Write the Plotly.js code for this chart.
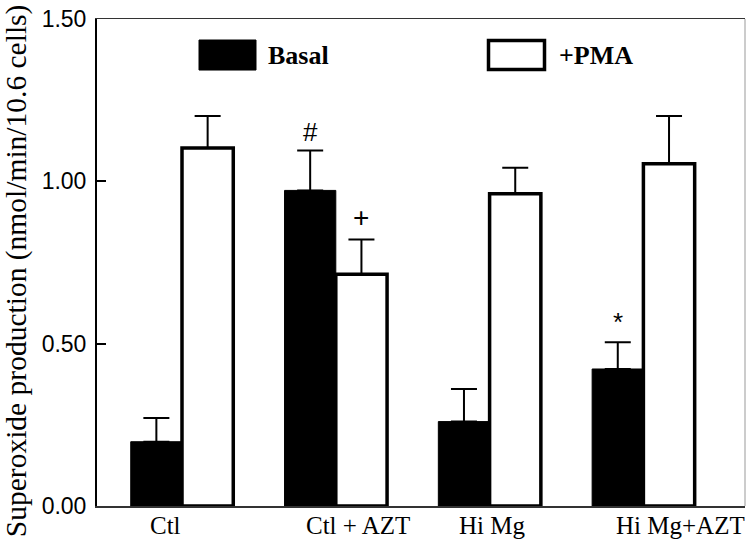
<!DOCTYPE html>
<html>
<head>
<meta charset="utf-8">
<script src="https://cdn.plot.ly/plotly-3.0.1.min.js"></script>
<style>html,body{margin:0;padding:0;background:#fff}#chart{width:750px;height:547px}</style>
</head>
<body>
<div id="chart"></div>
<script>
// ---- data ----
const categories = ['Ctl', 'Ctl + AZT', 'Hi Mg', 'Hi Mg+AZT'];
const basal = [0.198, 0.972, 0.260, 0.422];
const basalErr = [0.073, 0.123, 0.100, 0.082];
const pma = [1.103, 0.714, 0.962, 1.054];
const pmaErr = [0.098, 0.107, 0.080, 0.147];
const basalMarks = ['', '#', '', '*'];
const pmaMarks = ['', '+', '', ''];
const yTickVals = [0, 0.5, 1.0, 1.5];
const yTickText = ['0.00', '0.50', '1.00', '1.50'];
const seriesNames = ['Basal', '+PMA'];
const yTitle = 'Superoxide production (nmol/min/10.6 cells)';

// ---- layout helpers ----
const M = {l: 97, r: 5, t: 19, b: 41.3};
const W = 750, H = 547;
const PW = W - M.l - M.r, PH = H - M.t - M.b;
const px = x => (x - M.l) / PW;
const py = y => (H - M.b - y) / PH;
const serif = 'Liberation Serif, Times New Roman, serif';
const sans = 'Liberation Sans, Arial, sans-serif';
const labelShift = [-17, 22, 2, 37];
const idx = categories.map((c, i) => i);

const traces = [
  {
    type: 'bar', name: seriesNames[0], x: idx, y: basal,
    marker: {color: '#000', line: {color: '#000', width: 1}},
    error_y: {type: 'data', symmetric: false, array: basalErr, arrayminus: basalErr.map(() => 0),
              color: '#000', thickness: 2, width: 13},
    showlegend: false, hoverinfo: 'skip'
  },
  {
    type: 'bar', name: seriesNames[1], x: idx, y: pma,
    marker: {color: '#fff', line: {color: '#000', width: 3.5}},
    error_y: {type: 'data', symmetric: false, array: pmaErr, arrayminus: pmaErr.map(() => 0),
              color: '#000', thickness: 2, width: 13},
    showlegend: false, hoverinfo: 'skip'
  }
];

const annotations = [];
categories.forEach((c, i) => {
  annotations.push({
    x: i, y: 0, xref: 'x', yref: 'y', text: c, showarrow: false,
    xanchor: 'center', yanchor: 'middle', xshift: labelShift[i], yshift: -19,
    font: {family: serif, size: 25, color: '#000'}
  });
  if (basalMarks[i]) annotations.push({
    x: i - 1/6, y: basal[i] + basalErr[i], xref: 'x', yref: 'y', text: basalMarks[i],
    showarrow: false, xanchor: 'center', yanchor: 'middle', yshift: basalMarks[i] === '*' ? 20 : 18,
    font: {family: sans, size: 26, color: '#000'}
  });
  if (pmaMarks[i]) annotations.push({
    x: i + 1/6, y: pma[i] + pmaErr[i], xref: 'x', yref: 'y', text: pmaMarks[i],
    showarrow: false, xanchor: 'center', yanchor: 'middle', yshift: 22,
    font: {family: sans, size: 28, color: '#000'}
  });
});
// legend texts
annotations.push({x: px(266), y: py(55), xref: 'paper', yref: 'paper', text: '<b>' + seriesNames[0] + '</b>',
  showarrow: false, xanchor: 'left', yanchor: 'middle', font: {family: serif, size: 26, color: '#000'}});
annotations.push({x: px(557), y: py(55), xref: 'paper', yref: 'paper', text: '<b>' + seriesNames[1] + '</b>',
  showarrow: false, xanchor: 'left', yanchor: 'middle', font: {family: serif, size: 26, color: '#000'}});
// y-axis title
annotations.push({x: 16, y: 271, xref: 'paper', yref: 'paper', text: yTitle, textangle: -90,
  showarrow: false, xanchor: 'center', yanchor: 'middle',
  font: {family: serif, size: 29.5, color: '#000'}});
const yTitleAnn = annotations[annotations.length - 1];
yTitleAnn.x = px(16); yTitleAnn.y = py(271);

const shapes = [
  {type: 'rect', xref: 'paper', yref: 'paper', x0: px(199), x1: px(256), y0: py(70), y1: py(40),
   fillcolor: '#000', line: {color: '#000', width: 1}},
  {type: 'rect', xref: 'paper', yref: 'paper', x0: px(488.5), x1: px(544.5), y0: py(69.5), y1: py(40.5),
   fillcolor: '#fff', line: {color: '#000', width: 3.5}},
  {type: 'line', xref: 'paper', yref: 'paper', x0: 1, x1: 1, y0: 0, y1: 1,
   line: {color: '#999', width: 1}}
];

const layout = {
  width: W, height: H,
  margin: M,
  paper_bgcolor: '#fff', plot_bgcolor: '#fff',
  barmode: 'group', bargap: 1/3, bargroupgap: 0,
  showlegend: false,
  xaxis: {
    type: 'linear', range: [-0.5527, 3.6606], showticklabels: false, ticks: '',
    showgrid: false, zeroline: false, showline: true, mirror: true,
    linecolor: '#333', linewidth: 1.5
  },
  yaxis: {
    range: [0, 1.5], tickvals: yTickVals, ticktext: yTickText,
    ticks: 'inside', ticklen: 9, tickwidth: 2, tickcolor: '#000',
    showgrid: false, zeroline: false, showline: true, linecolor: '#000', linewidth: 2,
    tickfont: {family: sans, size: 23, color: '#000'},
    ticklabelstandoff: 4
  },
  annotations: annotations,
  shapes: shapes
};

Plotly.newPlot('chart', traces, layout, {displayModeBar: false, staticPlot: true});
</script>
</body>
</html>
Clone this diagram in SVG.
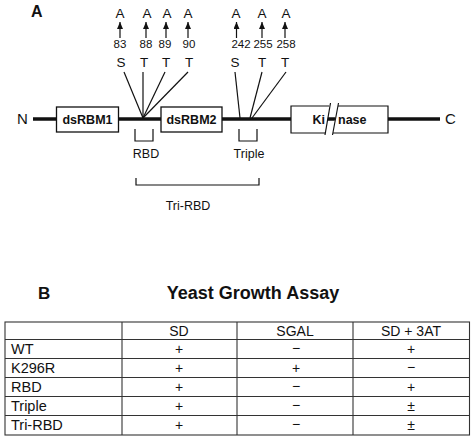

☆ ☆ ☆ ☆ ☆

== Requirement ==
All of the data needs repeating exactly, but the pictures do not.

== Task output ==
Write the Plotly.js code for this chart.
<!DOCTYPE html>
<html>
<head>
<meta charset="utf-8">
<script src="https://cdn.plot.ly/plotly-3.0.1.min.js"></script>
<style>html,body{margin:0;padding:0;background:#fff}#chart{width:750px;height:547px}</style>
</head>
<body>
<div id="chart"></div>
<script>
// ---- data ----
const categories = ['Ctl', 'Ctl + AZT', 'Hi Mg', 'Hi Mg+AZT'];
const basal = [0.198, 0.972, 0.260, 0.422];
const basalErr = [0.073, 0.123, 0.100, 0.082];
const pma = [1.103, 0.714, 0.962, 1.054];
const pmaErr = [0.098, 0.107, 0.080, 0.147];
const basalMarks = ['', '#', '', '*'];
const pmaMarks = ['', '+', '', ''];
const yTickVals = [0, 0.5, 1.0, 1.5];
const yTickText = ['0.00', '0.50', '1.00', '1.50'];
const seriesNames = ['Basal', '+PMA'];
const yTitle = 'Superoxide production (nmol/min/10.6 cells)';

// ---- layout helpers ----
const M = {l: 97, r: 5, t: 19, b: 41.3};
const W = 750, H = 547;
const PW = W - M.l - M.r, PH = H - M.t - M.b;
const px = x => (x - M.l) / PW;
const py = y => (H - M.b - y) / PH;
const serif = 'Liberation Serif, Times New Roman, serif';
const sans = 'Liberation Sans, Arial, sans-serif';
const labelShift = [-17, 22, 2, 37];
const idx = categories.map((c, i) => i);

const traces = [
  {
    type: 'bar', name: seriesNames[0], x: idx, y: basal,
    marker: {color: '#000', line: {color: '#000', width: 1}},
    error_y: {type: 'data', symmetric: false, array: basalErr, arrayminus: basalErr.map(() => 0),
              color: '#000', thickness: 2, width: 13},
    showlegend: false, hoverinfo: 'skip'
  },
  {
    type: 'bar', name: seriesNames[1], x: idx, y: pma,
    marker: {color: '#fff', line: {color: '#000', width: 3.5}},
    error_y: {type: 'data', symmetric: false, array: pmaErr, arrayminus: pmaErr.map(() => 0),
              color: '#000', thickness: 2, width: 13},
    showlegend: false, hoverinfo: 'skip'
  }
];

const annotations = [];
categories.forEach((c, i) => {
  annotations.push({
    x: i, y: 0, xref: 'x', yref: 'y', text: c, showarrow: false,
    xanchor: 'center', yanchor: 'middle', xshift: labelShift[i], yshift: -19,
    font: {family: serif, size: 25, color: '#000'}
  });
  if (basalMarks[i]) annotations.push({
    x: i - 1/6, y: basal[i] + basalErr[i], xref: 'x', yref: 'y', text: basalMarks[i],
    showarrow: false, xanchor: 'center', yanchor: 'middle', yshift: basalMarks[i] === '*' ? 20 : 18,
    font: {family: sans, size: 26, color: '#000'}
  });
  if (pmaMarks[i]) annotations.push({
    x: i + 1/6, y: pma[i] + pmaErr[i], xref: 'x', yref: 'y', text: pmaMarks[i],
    showarrow: false, xanchor: 'center', yanchor: 'middle', yshift: 22,
    font: {family: sans, size: 28, color: '#000'}
  });
});
// legend texts
annotations.push({x: px(266), y: py(55), xref: 'paper', yref: 'paper', text: '<b>' + seriesNames[0] + '</b>',
  showarrow: false, xanchor: 'left', yanchor: 'middle', font: {family: serif, size: 26, color: '#000'}});
annotations.push({x: px(557), y: py(55), xref: 'paper', yref: 'paper', text: '<b>' + seriesNames[1] + '</b>',
  showarrow: false, xanchor: 'left', yanchor: 'middle', font: {family: serif, size: 26, color: '#000'}});
// y-axis title
annotations.push({x: 16, y: 271, xref: 'paper', yref: 'paper', text: yTitle, textangle: -90,
  showarrow: false, xanchor: 'center', yanchor: 'middle',
  font: {family: serif, size: 29.5, color: '#000'}});
const yTitleAnn = annotations[annotations.length - 1];
yTitleAnn.x = px(16); yTitleAnn.y = py(271);

const shapes = [
  {type: 'rect', xref: 'paper', yref: 'paper', x0: px(199), x1: px(256), y0: py(70), y1: py(40),
   fillcolor: '#000', line: {color: '#000', width: 1}},
  {type: 'rect', xref: 'paper', yref: 'paper', x0: px(488.5), x1: px(544.5), y0: py(69.5), y1: py(40.5),
   fillcolor: '#fff', line: {color: '#000', width: 3.5}},
  {type: 'line', xref: 'paper', yref: 'paper', x0: 1, x1: 1, y0: 0, y1: 1,
   line: {color: '#999', width: 1}}
];

const layout = {
  width: W, height: H,
  margin: M,
  paper_bgcolor: '#fff', plot_bgcolor: '#fff',
  barmode: 'group', bargap: 1/3, bargroupgap: 0,
  showlegend: false,
  xaxis: {
    type: 'linear', range: [-0.5527, 3.6606], showticklabels: false, ticks: '',
    showgrid: false, zeroline: false, showline: true, mirror: true,
    linecolor: '#333', linewidth: 1.5
  },
  yaxis: {
    range: [0, 1.5], tickvals: yTickVals, ticktext: yTickText,
    ticks: 'inside', ticklen: 9, tickwidth: 2, tickcolor: '#000',
    showgrid: false, zeroline: false, showline: true, linecolor: '#000', linewidth: 2,
    tickfont: {family: sans, size: 23, color: '#000'},
    ticklabelstandoff: 4
  },
  annotations: annotations,
  shapes: shapes
};

Plotly.newPlot('chart', traces, layout, {displayModeBar: false, staticPlot: true});
</script>
</body>
</html>
Clone this diagram in SVG.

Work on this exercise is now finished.